Liu was born in 1951 in Hong Kong, where his father was a news editor at the Beijing-backed Ta Kung Pao. At the age of three, his father sent him back to the family's ancestral home of Fuzhou , so he could grow up in the recently established People's Republic.

Liu recalled that at that time mainlanders had to use coupons to buy everything and sometimes he had to stand in a queue for three hours to buy 100 grammes of fatty pork.

Soon after he started school, the political climate on the mainland took a turn for the worse. As the descendant of a landlord, he had to work extra hard to earn membership in the Young Pioneer Brigade.

During Mao's 1958 campaign to get rid of the "four pests" - mosquitoes, flies, rats and sparrows - Liu had to pack dead flies in matchboxes to prove himself to his teacher.

In 1961, as the situation worsened, Liu's father summoned him back to Hong Kong where he continued his schooling. A decade later, he enrolled in Hunter College in New York, to study political science and journalism.

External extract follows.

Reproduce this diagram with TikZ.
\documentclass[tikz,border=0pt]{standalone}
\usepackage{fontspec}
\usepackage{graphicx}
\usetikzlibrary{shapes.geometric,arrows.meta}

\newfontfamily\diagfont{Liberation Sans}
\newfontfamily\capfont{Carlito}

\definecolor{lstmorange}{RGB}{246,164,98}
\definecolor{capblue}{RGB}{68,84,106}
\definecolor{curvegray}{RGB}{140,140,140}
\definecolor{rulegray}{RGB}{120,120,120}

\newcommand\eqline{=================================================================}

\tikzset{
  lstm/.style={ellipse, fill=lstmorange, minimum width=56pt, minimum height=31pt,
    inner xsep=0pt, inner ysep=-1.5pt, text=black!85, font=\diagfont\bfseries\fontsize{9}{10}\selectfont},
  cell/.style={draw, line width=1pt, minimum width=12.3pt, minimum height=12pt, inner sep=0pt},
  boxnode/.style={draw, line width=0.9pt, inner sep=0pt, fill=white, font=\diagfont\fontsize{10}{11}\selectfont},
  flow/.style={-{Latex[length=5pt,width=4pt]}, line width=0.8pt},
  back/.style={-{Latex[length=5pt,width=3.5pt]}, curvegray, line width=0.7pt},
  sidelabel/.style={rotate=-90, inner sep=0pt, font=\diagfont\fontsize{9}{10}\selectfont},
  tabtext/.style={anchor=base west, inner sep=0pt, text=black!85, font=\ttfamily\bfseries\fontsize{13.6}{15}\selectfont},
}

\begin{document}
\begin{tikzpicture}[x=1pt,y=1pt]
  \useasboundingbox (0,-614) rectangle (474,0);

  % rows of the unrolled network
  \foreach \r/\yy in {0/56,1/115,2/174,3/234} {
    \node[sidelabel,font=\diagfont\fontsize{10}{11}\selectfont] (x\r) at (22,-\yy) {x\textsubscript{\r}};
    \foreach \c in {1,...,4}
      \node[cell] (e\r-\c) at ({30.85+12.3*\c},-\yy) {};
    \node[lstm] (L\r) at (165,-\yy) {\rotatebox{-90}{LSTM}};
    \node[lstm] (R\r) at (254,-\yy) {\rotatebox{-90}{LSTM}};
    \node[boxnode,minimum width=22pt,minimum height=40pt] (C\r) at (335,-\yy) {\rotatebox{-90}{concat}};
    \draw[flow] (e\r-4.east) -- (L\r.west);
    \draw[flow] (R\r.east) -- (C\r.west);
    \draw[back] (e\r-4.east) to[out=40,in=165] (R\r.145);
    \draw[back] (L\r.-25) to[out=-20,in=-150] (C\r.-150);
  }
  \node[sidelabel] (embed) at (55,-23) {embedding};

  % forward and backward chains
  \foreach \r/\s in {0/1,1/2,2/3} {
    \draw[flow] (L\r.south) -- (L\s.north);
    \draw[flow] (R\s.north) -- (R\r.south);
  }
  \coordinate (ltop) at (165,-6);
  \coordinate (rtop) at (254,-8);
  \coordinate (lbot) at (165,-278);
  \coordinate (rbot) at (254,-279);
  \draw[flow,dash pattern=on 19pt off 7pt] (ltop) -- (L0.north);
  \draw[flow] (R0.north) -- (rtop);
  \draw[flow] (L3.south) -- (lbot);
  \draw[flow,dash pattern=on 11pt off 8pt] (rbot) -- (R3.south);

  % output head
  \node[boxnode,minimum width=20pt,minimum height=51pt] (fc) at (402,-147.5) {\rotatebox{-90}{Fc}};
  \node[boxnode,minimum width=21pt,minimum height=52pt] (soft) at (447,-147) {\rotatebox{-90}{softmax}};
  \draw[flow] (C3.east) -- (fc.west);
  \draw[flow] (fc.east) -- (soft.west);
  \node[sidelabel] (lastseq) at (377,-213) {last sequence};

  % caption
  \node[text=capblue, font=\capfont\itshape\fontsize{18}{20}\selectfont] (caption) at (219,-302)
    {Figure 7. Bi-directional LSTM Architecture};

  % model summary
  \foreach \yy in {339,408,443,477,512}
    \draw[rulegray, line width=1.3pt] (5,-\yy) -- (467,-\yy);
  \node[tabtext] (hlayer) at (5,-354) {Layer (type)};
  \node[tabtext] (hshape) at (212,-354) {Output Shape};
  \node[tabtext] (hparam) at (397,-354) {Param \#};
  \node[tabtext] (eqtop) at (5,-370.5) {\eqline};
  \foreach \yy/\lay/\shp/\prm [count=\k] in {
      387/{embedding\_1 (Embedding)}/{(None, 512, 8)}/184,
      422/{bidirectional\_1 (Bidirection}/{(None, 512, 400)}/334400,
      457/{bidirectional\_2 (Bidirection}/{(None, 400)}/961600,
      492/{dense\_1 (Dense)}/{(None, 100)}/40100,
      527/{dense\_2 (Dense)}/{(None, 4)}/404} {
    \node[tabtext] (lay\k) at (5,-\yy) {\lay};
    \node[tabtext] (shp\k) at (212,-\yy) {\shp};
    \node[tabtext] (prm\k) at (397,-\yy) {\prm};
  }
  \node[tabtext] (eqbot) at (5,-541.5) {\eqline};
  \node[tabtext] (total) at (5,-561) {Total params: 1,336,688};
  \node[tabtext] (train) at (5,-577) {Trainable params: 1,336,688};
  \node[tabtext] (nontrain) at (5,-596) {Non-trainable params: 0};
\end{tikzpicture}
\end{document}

He was introduced to photography in his final year of university in a course taught by Life magazine's renowned photographer, Gjon Mili, and became his apprentice.

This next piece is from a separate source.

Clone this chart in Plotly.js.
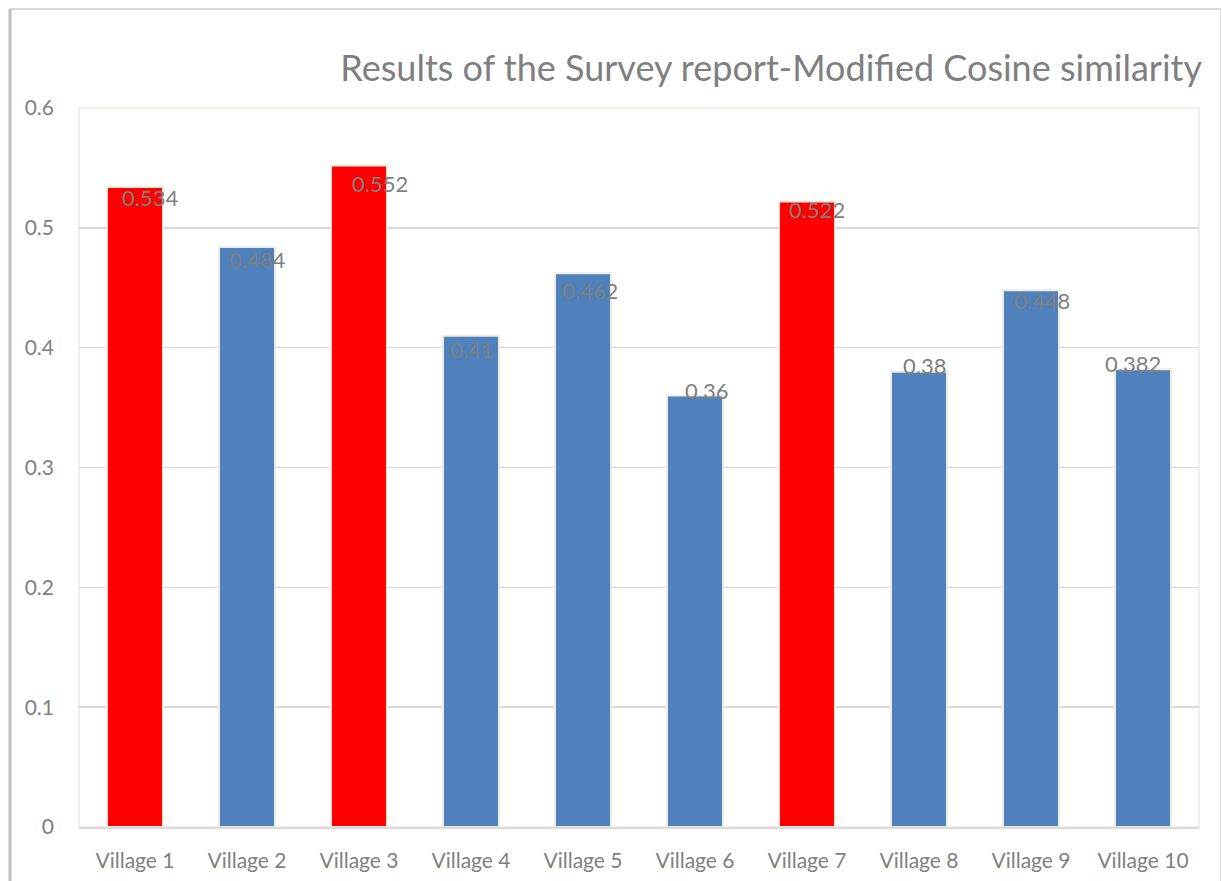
<!DOCTYPE html>
<html>
<head>
<meta charset="utf-8">
<script src="https://cdn.plot.ly/plotly-3.0.1.min.js"></script>
<style>
  html, body { margin: 0; padding: 0; background: #ffffff; }
  #chart { width: 1222px; height: 881px; }
</style>
</head>
<body>
<div id="chart"></div>
<script>
// ---- data ----
const categories = ["Village 1", "Village 2", "Village 3", "Village 4", "Village 5",
                    "Village 6", "Village 7", "Village 8", "Village 9", "Village 10"];
const values = [0.534, 0.484, 0.552, 0.41, 0.462, 0.36, 0.522, 0.38, 0.448, 0.382];
const highlighted = [true, false, true, false, false, false, true, false, false, false];
const yTicks = [0, 0.1, 0.2, 0.3, 0.4, 0.5, 0.6];
const titleText = "Results of the Survey report-Modified Cosine similarity";

// label offsets (pixels) to mimic the hand-placed data labels
const labelDx = [15, 10, 21, 0, 7, 11, 10, 5, 11, -10];
const labelDy = [-10, -12, -18, -14, -17, 5, -8, 6, -10, 6];

const RED = "#FF0000", BLUE = "#4F81BD", GREY = "#7F7F7F";
const FONT = "Lato, 'Open Sans', sans-serif";

const trace = {
  type: "bar",
  x: categories,
  y: values,
  marker: {
    color: highlighted.map(h => h ? RED : BLUE),
    line: { color: "#EEECE1", width: 2 }
  },
  hoverinfo: "x+y"
};

const annotations = categories.map((c, i) => ({
  x: c, y: values[i], xref: "x", yref: "y",
  text: String(values[i]),
  showarrow: false,
  xanchor: "center", yanchor: "middle",
  xshift: labelDx[i], yshift: labelDy[i],
  font: { family: FONT, size: 22, color: GREY }
}));

// plot area: x 79..1199, y 108..827
const L = 79, R = 1199, T = 108, B = 827;
const px = v => (v - L) / (R - L);
const py = v => (B - v) / (B - T);

const shapes = [
  // outer frame (top, left, right)
  { type: "line", xref: "paper", yref: "paper", x0: px(10), x1: px(1221), y0: py(9), y1: py(9),
    line: { color: "#D9D9D9", width: 2 } },
  { type: "line", xref: "paper", yref: "paper", x0: px(10), x1: px(10), y0: py(9), y1: py(890),
    line: { color: "#BFBFBF", width: 3 } },
  { type: "line", xref: "paper", yref: "paper", x0: px(1220.5), x1: px(1220.5), y0: py(9), y1: py(890),
    line: { color: "#E6E6E6", width: 1.5 } },
  // plot area border
  { type: "rect", xref: "paper", yref: "paper", x0: 0, x1: 1, y0: 0, y1: 1,
    line: { color: "#EEECE1", width: 1.5 }, layer: "below" }
];

const layout = {
  width: 1222, height: 881,
  margin: { l: L, r: 1222 - R, t: T, b: 881 - B, pad: 0 },
  paper_bgcolor: "#FFFFFF",
  plot_bgcolor: "#FFFFFF",
  showlegend: false,
  bargap: 0.5,
  title: {
    text: titleText,
    font: { family: FONT, size: 36, color: GREY },
    xref: "container", x: 1202 / 1222, xanchor: "right",
    yref: "container", y: 1 - 68 / 881, yanchor: "middle"
  },
  xaxis: {
    type: "category",
    showgrid: false,
    showline: true, linecolor: "#D9D9D9", linewidth: 1.5,
    ticks: "", ticklabelstandoff: 14,
    tickfont: { family: FONT, size: 21, color: GREY },
    zeroline: false
  },
  yaxis: {
    range: [0, 0.6],
    tickvals: yTicks,
    ticktext: yTicks.map(v => String(v)),
    showgrid: true, gridcolor: "#D9D9D9", gridwidth: 1.5,
    showline: false, zeroline: false,
    ticks: "", ticklabelstandoff: 24,
    tickfont: { family: FONT, size: 21, color: GREY }
  },
  annotations: annotations,
  shapes: shapes
};

Plotly.newPlot("chart", [trace], layout, { displayModeBar: false, staticPlot: true });
</script>
</body>
</html>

Liu's assignment to cover Mao's funeral was his first trip back to the mainland in 16 years.

"Mao died and I rushed back from Paris. I made it only as far as Guangzhou. In that very interesting trip, it suddenly dawned on me that China has entered a fundamentally new age which was yet undefined."

He noticed subtle changes in people's body language. "People were not so uptight, their shoulders began to drop, more relaxed and their steps were easier."

In 1978, Liu was posted by Time to work as a photojournalist in China, helping to set up its Beijing office. In 1981, he joined the Associated Press as its chief photojournalist in Beijing.

Liu is the author of the widely acclaimed China After Mao, which was first published in 1983. He also served as the editor of China, Portrait of a Country published in 2008.

In 1992, Liu shared the Pulitzer Prize for spot news photography with other staff of the Associated Press for their images documenting the collapse of the Soviet Union.

"Looking back, China was like the Titanic. If you were a speed boat, you could change your direction quickly. But if you were a big ship, and you wanted to change under Deng [Xiaoping] , it was much more complex because China is a big country with lots of people," he said.

"Many Chinese journalists subconsciously refuse to see China as work in progress. They incline to say it's all rubbish."

Despite the problems he saw in each of the countries where he worked, Liu said optimism always shows through in his photographs.

"I take the general view that as a journalist, if you look at everything as half empty instead of half full, it's very difficult for you to move forward in your daily reporting. You see darkness everywhere," he said. "Pessimism can become a hindrance because it sometimes blocks your curiosity.

"If you are pessimistic, you take it everywhere with you. Where you don't have problems, you have to believe that mankind progresses."

"Many reporters return from China completely fed up. It's not easy. But I don't think it's that easy to be a good White House correspondent either."

But too much optimism can also colour your judgment, Liu said. "So I take the cautiously optimistic approach."

In 1994, Liu left news reporting and founded a Chinese-language lifestyle monthly magazine in Hong Kong.

Three years later, he moved back to Beijing representing Time Warner in China, and later became an executive vice-president at News Corporation in China.

Today, Liu divides his time between Beijing, Phuket and Hong Kong. "I'm lucky that I started early when I was at 25, and at 62 I'm still photographing in China."